6. Can I enable ray tracing on older games?

Not typically. Ray tracing requires specific game engine support and is usually implemented by developers during the game’s development. There might be some mods that attempt to add ray tracing to older games, but these are often unofficial and may not be well-optimized.

7. How do I know if a game supports ray tracing?

Most games that support ray tracing will clearly advertise it on their store pages or in the game’s settings menu. Look for options like “Ray Tracing Reflections,” “Ray Tracing Shadows,” or “Ray Tracing Global Illumination.”

8. Does ray tracing affect input lag?

Potentially. The increased processing load of ray tracing can sometimes lead to higher input lag, especially on lower-end systems. Using DLSS or FSR can help mitigate this issue.

9. Is ray tracing just a marketing gimmick?

While there’s always some marketing hype involved with new technologies, ray tracing is a legitimate advancement in graphics rendering. It offers a level of realism that was previously unattainable with traditional rasterization methods.

10. Will ray tracing become standard in all games in the future?

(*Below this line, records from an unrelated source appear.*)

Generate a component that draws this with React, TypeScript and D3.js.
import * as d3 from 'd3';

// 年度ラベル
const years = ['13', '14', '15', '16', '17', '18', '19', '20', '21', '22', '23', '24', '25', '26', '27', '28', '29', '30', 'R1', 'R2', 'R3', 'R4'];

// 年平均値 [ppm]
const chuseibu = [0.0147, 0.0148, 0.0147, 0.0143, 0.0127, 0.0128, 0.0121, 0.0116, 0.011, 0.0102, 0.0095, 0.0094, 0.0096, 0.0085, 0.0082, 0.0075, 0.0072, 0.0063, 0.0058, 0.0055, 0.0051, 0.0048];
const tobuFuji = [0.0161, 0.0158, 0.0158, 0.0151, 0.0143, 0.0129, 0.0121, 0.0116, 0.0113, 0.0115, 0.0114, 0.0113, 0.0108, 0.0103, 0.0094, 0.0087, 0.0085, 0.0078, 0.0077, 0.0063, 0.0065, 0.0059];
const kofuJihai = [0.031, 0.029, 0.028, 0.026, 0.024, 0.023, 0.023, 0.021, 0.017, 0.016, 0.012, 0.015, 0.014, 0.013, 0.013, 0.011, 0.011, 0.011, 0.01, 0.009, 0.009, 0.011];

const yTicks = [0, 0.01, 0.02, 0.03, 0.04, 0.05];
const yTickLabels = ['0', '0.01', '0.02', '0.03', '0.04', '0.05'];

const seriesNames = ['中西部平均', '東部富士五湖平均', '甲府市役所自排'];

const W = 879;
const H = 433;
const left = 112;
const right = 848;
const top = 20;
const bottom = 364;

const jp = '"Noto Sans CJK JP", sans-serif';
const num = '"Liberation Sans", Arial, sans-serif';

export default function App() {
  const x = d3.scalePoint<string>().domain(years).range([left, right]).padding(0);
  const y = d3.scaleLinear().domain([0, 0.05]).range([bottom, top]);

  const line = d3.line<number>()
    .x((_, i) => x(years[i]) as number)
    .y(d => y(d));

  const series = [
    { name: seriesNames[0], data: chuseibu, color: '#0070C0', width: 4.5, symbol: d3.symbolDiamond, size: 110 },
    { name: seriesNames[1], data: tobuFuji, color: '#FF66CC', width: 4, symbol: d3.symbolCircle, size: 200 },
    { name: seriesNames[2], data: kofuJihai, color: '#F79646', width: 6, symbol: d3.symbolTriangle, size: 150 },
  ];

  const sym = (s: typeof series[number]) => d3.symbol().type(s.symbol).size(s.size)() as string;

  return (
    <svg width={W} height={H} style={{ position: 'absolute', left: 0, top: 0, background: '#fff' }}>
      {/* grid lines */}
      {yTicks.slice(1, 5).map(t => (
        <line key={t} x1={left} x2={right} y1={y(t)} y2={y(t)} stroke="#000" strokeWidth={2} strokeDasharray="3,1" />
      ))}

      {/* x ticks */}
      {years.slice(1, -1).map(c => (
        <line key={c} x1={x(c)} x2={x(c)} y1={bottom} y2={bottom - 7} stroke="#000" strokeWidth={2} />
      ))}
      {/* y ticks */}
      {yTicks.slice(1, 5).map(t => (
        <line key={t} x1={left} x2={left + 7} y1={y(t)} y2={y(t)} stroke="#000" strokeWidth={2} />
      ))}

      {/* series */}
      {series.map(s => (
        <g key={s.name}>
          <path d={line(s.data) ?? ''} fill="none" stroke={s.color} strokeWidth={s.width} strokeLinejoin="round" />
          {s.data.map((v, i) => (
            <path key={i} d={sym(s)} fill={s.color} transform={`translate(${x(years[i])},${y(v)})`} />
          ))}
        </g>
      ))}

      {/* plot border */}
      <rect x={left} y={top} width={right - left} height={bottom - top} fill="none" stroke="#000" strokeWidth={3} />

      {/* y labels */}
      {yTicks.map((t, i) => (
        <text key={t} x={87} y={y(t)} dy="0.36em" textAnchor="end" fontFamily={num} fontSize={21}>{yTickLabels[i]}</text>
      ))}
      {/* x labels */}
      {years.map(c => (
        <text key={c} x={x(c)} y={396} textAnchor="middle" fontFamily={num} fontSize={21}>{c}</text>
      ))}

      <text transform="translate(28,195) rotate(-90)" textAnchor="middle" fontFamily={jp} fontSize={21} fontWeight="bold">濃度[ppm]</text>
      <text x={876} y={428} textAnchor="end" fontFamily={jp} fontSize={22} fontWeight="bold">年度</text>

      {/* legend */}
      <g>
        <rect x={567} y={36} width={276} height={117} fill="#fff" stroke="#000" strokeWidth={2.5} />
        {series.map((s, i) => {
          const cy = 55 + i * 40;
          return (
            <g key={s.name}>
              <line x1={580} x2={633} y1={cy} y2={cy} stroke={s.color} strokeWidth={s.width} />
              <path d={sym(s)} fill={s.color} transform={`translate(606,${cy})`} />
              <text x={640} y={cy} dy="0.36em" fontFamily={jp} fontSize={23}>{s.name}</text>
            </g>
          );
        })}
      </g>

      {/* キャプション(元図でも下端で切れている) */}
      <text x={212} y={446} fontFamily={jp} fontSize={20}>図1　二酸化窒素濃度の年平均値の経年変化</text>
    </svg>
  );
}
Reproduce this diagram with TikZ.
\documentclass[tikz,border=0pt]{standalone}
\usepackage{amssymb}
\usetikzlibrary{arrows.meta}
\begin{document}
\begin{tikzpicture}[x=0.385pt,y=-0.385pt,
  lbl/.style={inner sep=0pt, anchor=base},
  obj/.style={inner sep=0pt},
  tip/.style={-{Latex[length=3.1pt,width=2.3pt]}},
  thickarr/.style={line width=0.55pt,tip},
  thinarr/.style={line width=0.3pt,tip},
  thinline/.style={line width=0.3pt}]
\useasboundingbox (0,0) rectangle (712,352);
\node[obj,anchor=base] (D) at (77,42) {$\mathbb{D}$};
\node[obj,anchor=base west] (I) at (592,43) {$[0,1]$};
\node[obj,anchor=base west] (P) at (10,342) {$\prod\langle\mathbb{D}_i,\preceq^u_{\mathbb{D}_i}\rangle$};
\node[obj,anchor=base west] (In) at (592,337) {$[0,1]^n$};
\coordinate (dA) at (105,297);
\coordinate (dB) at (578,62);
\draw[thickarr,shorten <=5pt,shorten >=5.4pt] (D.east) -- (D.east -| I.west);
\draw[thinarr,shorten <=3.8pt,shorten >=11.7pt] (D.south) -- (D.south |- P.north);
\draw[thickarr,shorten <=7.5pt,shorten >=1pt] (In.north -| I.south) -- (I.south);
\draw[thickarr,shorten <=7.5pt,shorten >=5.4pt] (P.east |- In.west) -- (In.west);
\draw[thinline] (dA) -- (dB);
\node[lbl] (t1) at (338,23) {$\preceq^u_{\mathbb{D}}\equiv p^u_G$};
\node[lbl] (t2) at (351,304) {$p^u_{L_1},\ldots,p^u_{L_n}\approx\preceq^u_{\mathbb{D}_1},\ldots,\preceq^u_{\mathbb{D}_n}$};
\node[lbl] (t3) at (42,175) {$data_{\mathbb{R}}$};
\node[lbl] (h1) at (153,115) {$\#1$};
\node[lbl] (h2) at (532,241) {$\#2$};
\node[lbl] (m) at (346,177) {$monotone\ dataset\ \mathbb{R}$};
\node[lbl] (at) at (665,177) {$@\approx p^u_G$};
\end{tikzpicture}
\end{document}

It’s likely that ray tracing will become more prevalent in future games as hardware becomes more powerful and game engines are further optimized for the technology. However, it’s also possible that rasterization will continue to be used in certain games or for specific effects due to its lower performance cost. The future of graphics rendering will likely involve a combination of both techniques.